Willem Buiter, Citigroup’s chief economist, warns that Greece faces an “economic show of horrors” if it returns to the drachma, but it will not be a pleasant affair for Europe either. “Monetary union is meant to be unbreakable and irrevocable. If it is broken, and if it is revoked, the question will arise over which country is next,” he said.
“People have tried to make Greece into a uniquely eccentric member of the eurozone, accusing them of not doing this or not doing that, but a number of countries share the same weaknesses. You think the Greek economy is far too closed? Welcome to Portugal. You think there is little social capital in Greece, and no trust between the government and citizens? Welcome to southern Europe,” he said.
Greece could not plausibly remain in Nato if ejected from EMU in acrimonious circumstances. It would drift into the Russian orbit, where Hungary’s Viktor Orban already lies. The southeastern flank of Europe’s security system would fall apart.
Rightly or wrongly, Mr Tsipras calculates that the EU powers cannot allow any of this to happen, and therefore that their bluff can be called. “We are seeking an honest compromise, but don’t expect an unconditional agreement from us,” he told the Greek parliament this week.
If it were not for the fact that a sovereign default on €330bn of debts bail-out loans and Target2 liabilities within the ECB system would hurt taxpayers in fellow Club Med states that are also in distress, most Syriza deputies would almost relish the chance to detonate this neutron bomb.
Mr Tsipras is now playing the Russian card with an icy ruthlessness, more or less threatening to veto fresh EU measures against the Kremlin as the old set expires. “We disagree with sanctions. The new European security architecture must include Russia,” he told the TASS news agency.
He offered to turn Greece into a strategic bridge, linking the two Orthodox nations. “Russian-Greek relations have very deep roots in history,” he said, hitting all the right notes before his trip to Moscow next week.
The Kremlin has its own troubles as Russian companies struggle to meet redemptions on $630bn of dollar debt, forcing them to seek help from state’s reserve funds. Russia’s foreign reserves are still $360bn down from $498bn a year ago but the disposable sum is far less given a raft of implicit commitments. Even so, President Vladimir Putin must be sorely tempted to take a strategic punt on Greece, given the prize at hand.
Panagiotis Lafazanis, Greece’s energy minister and head of Syriza’s Left Platform, was in Moscow this week meeting Gazprom officials. He voiced a “keen interest” in the Kremlin’s new pipeline plan though Turkey, known as “Turkish Stream”.

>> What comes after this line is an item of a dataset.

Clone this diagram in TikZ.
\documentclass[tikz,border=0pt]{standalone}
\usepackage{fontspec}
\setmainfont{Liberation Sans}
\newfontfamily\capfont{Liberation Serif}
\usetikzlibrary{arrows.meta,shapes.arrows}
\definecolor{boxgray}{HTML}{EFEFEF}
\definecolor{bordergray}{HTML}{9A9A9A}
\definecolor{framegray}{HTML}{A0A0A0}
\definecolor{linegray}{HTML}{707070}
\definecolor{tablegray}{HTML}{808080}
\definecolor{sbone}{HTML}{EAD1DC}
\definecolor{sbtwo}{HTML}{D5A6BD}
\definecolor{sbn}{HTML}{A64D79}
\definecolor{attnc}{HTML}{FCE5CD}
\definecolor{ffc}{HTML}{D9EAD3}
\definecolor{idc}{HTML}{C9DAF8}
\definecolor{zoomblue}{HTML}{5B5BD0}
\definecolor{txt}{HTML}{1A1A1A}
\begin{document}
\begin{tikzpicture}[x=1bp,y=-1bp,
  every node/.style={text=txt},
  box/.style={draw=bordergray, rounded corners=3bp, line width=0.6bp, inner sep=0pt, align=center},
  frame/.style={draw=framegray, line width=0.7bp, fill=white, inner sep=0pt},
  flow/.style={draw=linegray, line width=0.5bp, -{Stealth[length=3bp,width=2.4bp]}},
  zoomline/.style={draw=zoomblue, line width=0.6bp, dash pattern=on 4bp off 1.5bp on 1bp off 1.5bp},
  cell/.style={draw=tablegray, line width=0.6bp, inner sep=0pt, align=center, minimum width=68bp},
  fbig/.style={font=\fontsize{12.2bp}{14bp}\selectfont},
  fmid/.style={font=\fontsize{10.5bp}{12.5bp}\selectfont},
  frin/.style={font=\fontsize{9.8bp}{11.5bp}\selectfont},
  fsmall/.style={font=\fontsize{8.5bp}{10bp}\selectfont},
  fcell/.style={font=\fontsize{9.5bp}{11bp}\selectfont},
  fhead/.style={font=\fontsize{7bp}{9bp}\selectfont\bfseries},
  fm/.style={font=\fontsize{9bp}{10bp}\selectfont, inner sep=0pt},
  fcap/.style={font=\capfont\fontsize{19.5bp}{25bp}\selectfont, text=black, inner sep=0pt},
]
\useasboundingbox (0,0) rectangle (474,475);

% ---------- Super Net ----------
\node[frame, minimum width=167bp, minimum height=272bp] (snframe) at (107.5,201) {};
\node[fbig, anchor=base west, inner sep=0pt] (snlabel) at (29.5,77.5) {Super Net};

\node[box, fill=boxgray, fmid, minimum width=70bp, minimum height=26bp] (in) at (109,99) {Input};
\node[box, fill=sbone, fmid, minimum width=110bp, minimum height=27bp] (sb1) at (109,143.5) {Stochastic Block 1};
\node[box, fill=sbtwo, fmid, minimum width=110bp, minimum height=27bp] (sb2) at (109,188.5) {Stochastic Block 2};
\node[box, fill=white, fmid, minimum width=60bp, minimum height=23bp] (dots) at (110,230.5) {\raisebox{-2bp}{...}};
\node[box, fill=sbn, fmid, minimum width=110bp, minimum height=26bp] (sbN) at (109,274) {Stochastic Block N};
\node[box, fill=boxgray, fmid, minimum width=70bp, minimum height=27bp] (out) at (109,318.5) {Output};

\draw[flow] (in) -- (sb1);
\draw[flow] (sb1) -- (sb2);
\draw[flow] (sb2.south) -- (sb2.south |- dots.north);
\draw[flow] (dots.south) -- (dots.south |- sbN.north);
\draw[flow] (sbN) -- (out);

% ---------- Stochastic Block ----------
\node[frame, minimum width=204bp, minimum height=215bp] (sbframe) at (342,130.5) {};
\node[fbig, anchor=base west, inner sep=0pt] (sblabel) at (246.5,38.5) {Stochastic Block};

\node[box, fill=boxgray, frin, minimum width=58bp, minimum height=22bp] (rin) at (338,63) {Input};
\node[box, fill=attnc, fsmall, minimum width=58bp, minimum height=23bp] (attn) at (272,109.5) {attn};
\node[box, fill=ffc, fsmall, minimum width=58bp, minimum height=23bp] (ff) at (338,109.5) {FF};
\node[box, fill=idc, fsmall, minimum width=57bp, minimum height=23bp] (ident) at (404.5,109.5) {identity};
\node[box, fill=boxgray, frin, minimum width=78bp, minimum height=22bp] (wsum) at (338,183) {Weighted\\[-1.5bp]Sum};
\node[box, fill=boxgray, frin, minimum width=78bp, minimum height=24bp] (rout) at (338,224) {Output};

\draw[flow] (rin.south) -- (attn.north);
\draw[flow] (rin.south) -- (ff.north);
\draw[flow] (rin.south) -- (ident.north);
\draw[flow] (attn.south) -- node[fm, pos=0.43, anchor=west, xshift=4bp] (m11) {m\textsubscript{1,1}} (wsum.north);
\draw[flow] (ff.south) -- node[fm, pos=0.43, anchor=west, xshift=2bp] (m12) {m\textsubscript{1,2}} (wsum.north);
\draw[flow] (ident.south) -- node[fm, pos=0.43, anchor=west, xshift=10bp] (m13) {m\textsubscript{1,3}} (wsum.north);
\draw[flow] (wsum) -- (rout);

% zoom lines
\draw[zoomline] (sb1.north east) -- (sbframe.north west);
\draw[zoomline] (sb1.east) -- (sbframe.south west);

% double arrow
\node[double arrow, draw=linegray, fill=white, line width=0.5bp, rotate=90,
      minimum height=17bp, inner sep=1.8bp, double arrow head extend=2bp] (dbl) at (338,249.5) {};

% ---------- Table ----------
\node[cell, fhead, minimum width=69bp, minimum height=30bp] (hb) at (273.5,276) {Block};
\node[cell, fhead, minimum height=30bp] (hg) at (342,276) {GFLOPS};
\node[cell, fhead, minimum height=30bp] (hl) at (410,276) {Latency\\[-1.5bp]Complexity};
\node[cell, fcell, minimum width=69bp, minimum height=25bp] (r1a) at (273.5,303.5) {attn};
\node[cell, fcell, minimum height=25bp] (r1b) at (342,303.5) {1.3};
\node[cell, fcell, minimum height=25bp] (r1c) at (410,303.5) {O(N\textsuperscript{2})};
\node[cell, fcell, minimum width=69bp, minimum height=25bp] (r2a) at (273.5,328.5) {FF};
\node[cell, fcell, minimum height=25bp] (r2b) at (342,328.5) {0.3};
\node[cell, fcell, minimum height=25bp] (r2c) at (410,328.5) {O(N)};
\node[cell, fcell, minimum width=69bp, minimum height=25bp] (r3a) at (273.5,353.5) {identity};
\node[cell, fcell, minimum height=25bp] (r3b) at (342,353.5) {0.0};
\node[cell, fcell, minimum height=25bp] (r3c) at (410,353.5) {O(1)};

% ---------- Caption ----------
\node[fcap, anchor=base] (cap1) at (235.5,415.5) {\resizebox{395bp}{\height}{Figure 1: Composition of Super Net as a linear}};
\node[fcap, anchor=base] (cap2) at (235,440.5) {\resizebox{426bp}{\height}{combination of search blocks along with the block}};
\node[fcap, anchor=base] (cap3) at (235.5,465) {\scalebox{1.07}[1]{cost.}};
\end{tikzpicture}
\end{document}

Operating in parallel, Greece’s deputy premier, Yannis Drakasakis, vowed to throw open the Port of Piraeus to China’s shipping group Cosco (SES: E1:F83.SI – news) , giving it priority in a joint-venture with the Greek state’s remaining 67pc stake in the ports. On cue, China has bought €100m of Greek T-bills, helping to plug a funding shortfall as the ECB orders Greek banks to step back.

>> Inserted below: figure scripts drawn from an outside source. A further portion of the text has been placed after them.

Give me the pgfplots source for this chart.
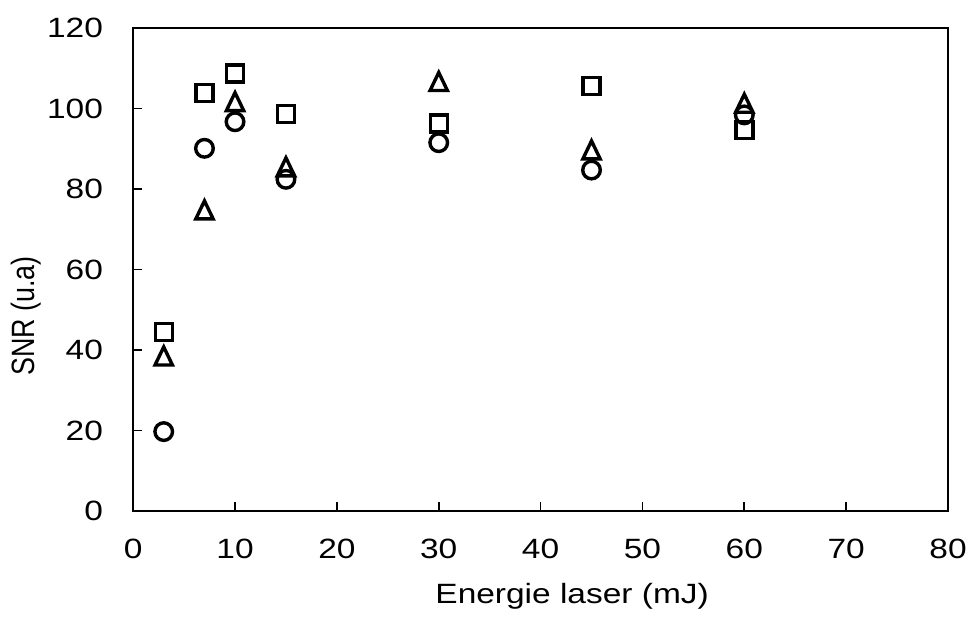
\documentclass[border=0pt]{standalone}
\usepackage{pgfplots}
\pgfplotsset{compat=1.18}
\usepackage{fontspec}
\setmainfont{Liberation Sans}
\begin{document}
\fontsize{28}{33}\selectfont
\begin{tikzpicture}
\begin{axis}[
  scale only axis,
  width=815bp, height=483bp,
  xmin=0, xmax=80, ymin=0, ymax=120,
  xtick={0,10,...,80}, ytick={0,20,...,120},
  tick align=inside,
  xtick pos=lower, ytick pos=left,
  major tick length=9bp,
  axis line style={line width=1.8bp},
  every tick/.style={black, line width=1.8bp},
  /pgf/number format/assume math mode=true,
  every tick label/.append style={font=\fontsize{28}{33}\selectfont, xscale=1.2, inner sep=0pt},
  xticklabel shift=28bp,
  yticklabel shift=30bp,
  every axis x label/.style={at={(axis description cs:0.5387,-0.176)}, anchor=center, xscale=1.2, font=\fontsize{28}{33}\selectfont},
  every axis y label/.style={at={(axis description cs:-0.1313,0.4037)}, anchor=center, xscale=1.2, rotate=90, font=\fontsize{27}{32}\selectfont},
  xlabel={Energie laser (mJ)},
  ylabel={SNR (u.a)},
  only marks,
  clip=false,
]
\addplot[black, line width=3.4bp, mark=square, mark size=8.5bp, mark options={line width=3.4bp}] coordinates {
  (3,44.4) (7,103.9) (10,108.7) (15,98.6) (30,96.3) (45,105.6) (60,94.7)
};
\addplot[black, line width=3.4bp, mark=triangle, mark size=10bp, mark options={line width=3.4bp, yshift=-3bp, yscale=1.2}] coordinates {
  (3,38.5) (7,74.8) (10,101.7) (15,85.5) (30,106.7) (45,89.7) (60,101.3)
};
\addplot[black, line width=3.4bp, mark=o, mark size=8.8bp, mark options={line width=3.4bp}] coordinates {
  (3,19.7) (7,90.1) (10,96.7) (15,82.4) (30,91.5) (45,84.7) (60,98.4)
};
\end{axis}
\path (current axis.south west) ++(-133bp,-101bp) coordinate (bbA);
\path (current axis.north east) ++(20bp,28bp) coordinate (bbB);
\path (bbA) rectangle (bbB);
\end{tikzpicture}
\end{document}
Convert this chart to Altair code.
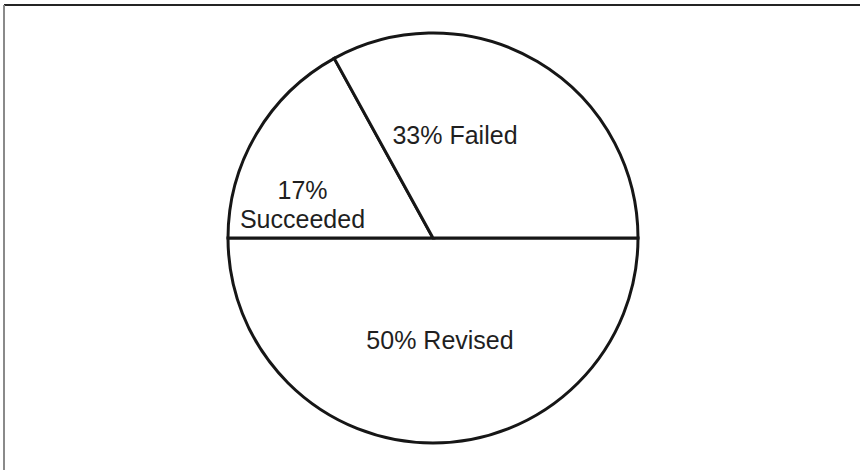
import math
import altair as alt
import pandas as pd

# Outcome shares, in drawing order (clockwise from 3 o'clock)
categories = ["Revised", "Succeeded", "Failed"]
shares = [50, 17, 33]
labels = ["50% Revised", ["17%", "Succeeded"], "33% Failed"]

df = pd.DataFrame({
    "outcome": categories,
    "share": shares,
    "rank": list(range(len(categories))),
    "label": labels,
})

CX, CY, R = 433, 238, 205
FONT = "Liberation Sans"

angle_scale = alt.Scale(domain=[0, 100],
                        range=[math.pi / 2, math.pi / 2 + 2 * math.pi])

pie = alt.Chart(df).mark_arc(
    outerRadius=R, fill="white", stroke="#161616", strokeWidth=3,
    strokeJoin="miter",
).encode(
    theta=alt.Theta("share:Q", stack=True, scale=angle_scale),
    order=alt.Order("rank:Q"),
    x=alt.value(CX), y=alt.value(CY),
)

# cumulative shares so each label sits on its slice's mid-angle
stacked = alt.Chart(df).transform_window(
    cum="sum(share)", sort=[alt.SortField("rank")],
    frame=[None, 0],
).transform_calculate(mid="datum.cum - datum.share / 2")

# label placement per slice: radius along the slice midpoint, then a nudge
placement = {
    "Revised": dict(radius=102, dx=7, dy=1),
    "Succeeded": dict(radius=140, dx=-10, dy=24),
    "Failed": dict(radius=110, dx=-34, dy=-7),
}
texts = []
for name, p in placement.items():
    texts.append(
        stacked.transform_filter(alt.datum.outcome == name)
        .mark_text(radius=p["radius"], dx=p["dx"], dy=p["dy"], font=FONT,
                   fontSize=25, color="#1f1f1f", align="center",
                   baseline="middle", lineHeight=29)
        .encode(theta=alt.Theta("mid:Q", scale=angle_scale),
                x=alt.value(CX), y=alt.value(CY), text="label")
    )

frame_top = alt.Chart(df).mark_rule(color="#222222", strokeWidth=1.5).encode(
    x=alt.value(4), x2=alt.value(860), y=alt.value(5))
frame_left = alt.Chart(df).mark_rule(color="#8a8a8a", strokeWidth=2).encode(
    x=alt.value(4), y=alt.value(5), y2=alt.value(470))

chart = alt.layer(frame_top, frame_left, pie, *texts).properties(
    width=860, height=470, padding=0,
    autosize=alt.AutoSizeParams(type="none"),
    background="white",
).configure_view(stroke=None)

chart.save("out.html", embed_options={"renderer": "svg", "actions": False})
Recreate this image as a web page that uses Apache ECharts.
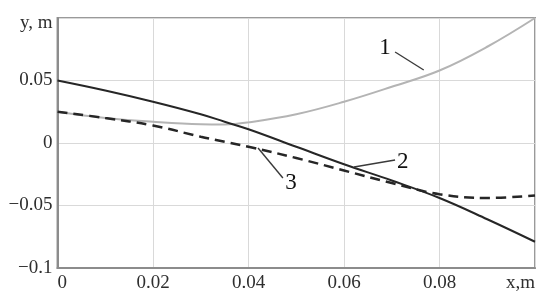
<!DOCTYPE html>
<html>
<head>
<meta charset="utf-8">
<script src="https://cdn.jsdelivr.net/npm/echarts@6/dist/echarts.min.js"></script>
<style>html,body{margin:0;padding:0;background:#fff;}#c{width:550px;height:308px;}</style>
</head>
<body>
<div id="c"></div>
<script>
const xValues = [0, 0.01, 0.02, 0.03, 0.035, 0.04, 0.05, 0.06, 0.07, 0.08, 0.09, 0.1];
const curve1 = [0.025, 0.020, 0.017, 0.015, 0.0148, 0.0165, 0.023, 0.033, 0.045, 0.058, 0.077, 0.1];
const curve2 = [0.050, 0.042, 0.033, 0.023, 0.017, 0.011, -0.003, -0.017, -0.030, -0.044, -0.061, -0.079];
const curve3 = [0.025, 0.020, 0.014, 0.005, 0.001, -0.003, -0.012, -0.022, -0.032, -0.041, -0.044, -0.042];
const xTickLabels = ['0', '0.02', '0.04', '0.06', '0.08', 'x,m'];
const yTickLabels = ['\u22120.1', '\u22120.05', '0', '0.05', 'y, m'];
const curveNames = ['1', '2', '3'];
const labelPoints = [[0.0686, 0.076], [0.0723, -0.0152], [0.0489, -0.032]];
const pointerLines = [
  [[0.0707, 0.0728], [0.0767, 0.0584]],
  [[0.0707, -0.0136], [0.0621, -0.0192]],
  [[0.0472, -0.028], [0.0420, -0.004]]
];

const pairs = arr => xValues.map((x, i) => [x, arr[i]]);
const font = 'Liberation Serif, Times New Roman, serif';

const chart = echarts.init(document.getElementById('c'));
chart.setOption({
  animation: false,
  grid: {left: 57.5, right: 15, top: 18, bottom: 40, show: true, borderColor: '#9a9a9a', borderWidth: 2, backgroundColor: 'transparent'},
  xAxis: {
    type: 'value', min: 0, max: 0.1, interval: 0.02,
    axisLine: {show: true, onZero: false, lineStyle: {color: '#8c8c8c', width: 2}},
    axisTick: {show: false},
    splitLine: {show: true, lineStyle: {color: '#d9d9d9', width: 1}},
    axisLabel: {
      color: '#2e2e2e', fontFamily: font, fontSize: 19, margin: 6,
      alignMinLabel: 'left', alignMaxLabel: 'right',
      formatter: (v) => xTickLabels[Math.round(v / 0.02)]
    }
  },
  yAxis: {
    type: 'value', min: -0.1, max: 0.1, interval: 0.05,
    axisLine: {show: true, onZero: false, lineStyle: {color: '#8c8c8c', width: 2}},
    axisTick: {show: false},
    splitLine: {show: true, lineStyle: {color: '#d9d9d9', width: 1}},
    axisLabel: {
      color: '#2e2e2e', fontFamily: font, fontSize: 19, margin: 5,
      formatter: (v) => {
        const i = Math.round((v + 0.1) / 0.05);
        return i === yTickLabels.length - 1 ? '{s| }\n{t|' + yTickLabels[i] + '}' : yTickLabels[i];
      },
      rich: {
        s: {fontSize: 8, lineHeight: 10},
        t: {color: '#2e2e2e', fontFamily: font, fontSize: 19, lineHeight: 22}
      }
    }
  },
  series: [
    {type: 'line', data: pairs(curve1), smooth: 0.4, showSymbol: false, lineStyle: {color: '#b4b4b4', width: 2}, z: 3},
    {type: 'line', data: pairs(curve2), smooth: 0.4, showSymbol: false, lineStyle: {color: '#262626', width: 2}, z: 4},
    {type: 'line', data: pairs(curve3), smooth: 0.4, showSymbol: false, lineStyle: {color: '#262626', width: 2.5, type: [10, 6]}, z: 5},
    {
      type: 'lines', coordinateSystem: 'cartesian2d', z: 6,
      data: pointerLines.map(c => ({coords: c})),
      lineStyle: {color: '#3a3a3a', width: 1.4, opacity: 1}, symbol: 'none'
    },
    {
      type: 'scatter', symbolSize: 0, z: 7,
      itemStyle: {opacity: 1},
      data: labelPoints.map((p, i) => ({value: p, name: curveNames[i]})),
      label: {show: true, position: 'inside', formatter: '{b}', color: '#111', opacity: 1, fontFamily: font, fontSize: 23}
    }
  ]
});
</script>
</body>
</html>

One might righteously protest at what amounts to open blackmail by Mr Tsipras, deeming such conduct to be a primary violation of EU club rules. Yet this is to ignore what has been done to Greece over the past four years, and why the Greek people are so angry.
Leaked IMF minutes from 2010 confirm what Syriza has always argued: the country was already bankrupt and needed debt relief rather than new loans. This was overruled in order to save the euro and to save Europe’s banking system at a time when EMU had no defences against contagion.
Finance minister Yanis Varoufakis rightly calls it “a cynical transfer of private losses from the banks’ books onto the shoulders of Greece’s most vulnerable citizens”. A small fraction of the €240bn of loans remained in the Greek economy. Some 90pc was rotated back to banks and financial creditors. The damage was compounded by austerity overkill. The economy contracted so violently that the debt-ratio rocketed instead of coming down, defeating the purpose.
India’s member on the IMF board warned that such policies could not work without offsetting monetary stimulus. “Even if, arguably, the programme is successfully implemented, it could trigger a deflationary spiral of falling prices, falling employment and falling fiscal revenues that could eventually undermine the programme itself.” He was right in every detail.
Marc Chandler, from Brown Brothers Harriman, says the liabilities incurred pushing Greece’s debt to 180pc of GDP – almost fit the definition of “odious debt” under international law. “The Greek people have not been bailed out. The economy has contracted by a quarter. With deflation, nominal growth has collapsed and continues to contract,” he said.
The Greeks know this. They have been living it for five years, victims of the worst slump endured by any industrial state in 80 years, and worse than European states in the Great Depression. The EMU creditors have yet to acknowledge in any way that Greece was sacrificed to save monetary union in the white heat of the crisis, and therefore that it merits a special duty of care. Once you start to see events through Greek eyes rather than through the eyes of the north European media and the Brussels press corps – the drama takes on a different character.
It is this clash of two entirely different and conflicting narratives that makes the crisis so intractable. Mr Tsipras told his own inner circle privately before his election in January that if pushed to the wall by the EMU creditor powers, he would tell them “to do their worst”, bringing the whole temple crashing down on their heads. Everything he has done since suggests that he may just mean it.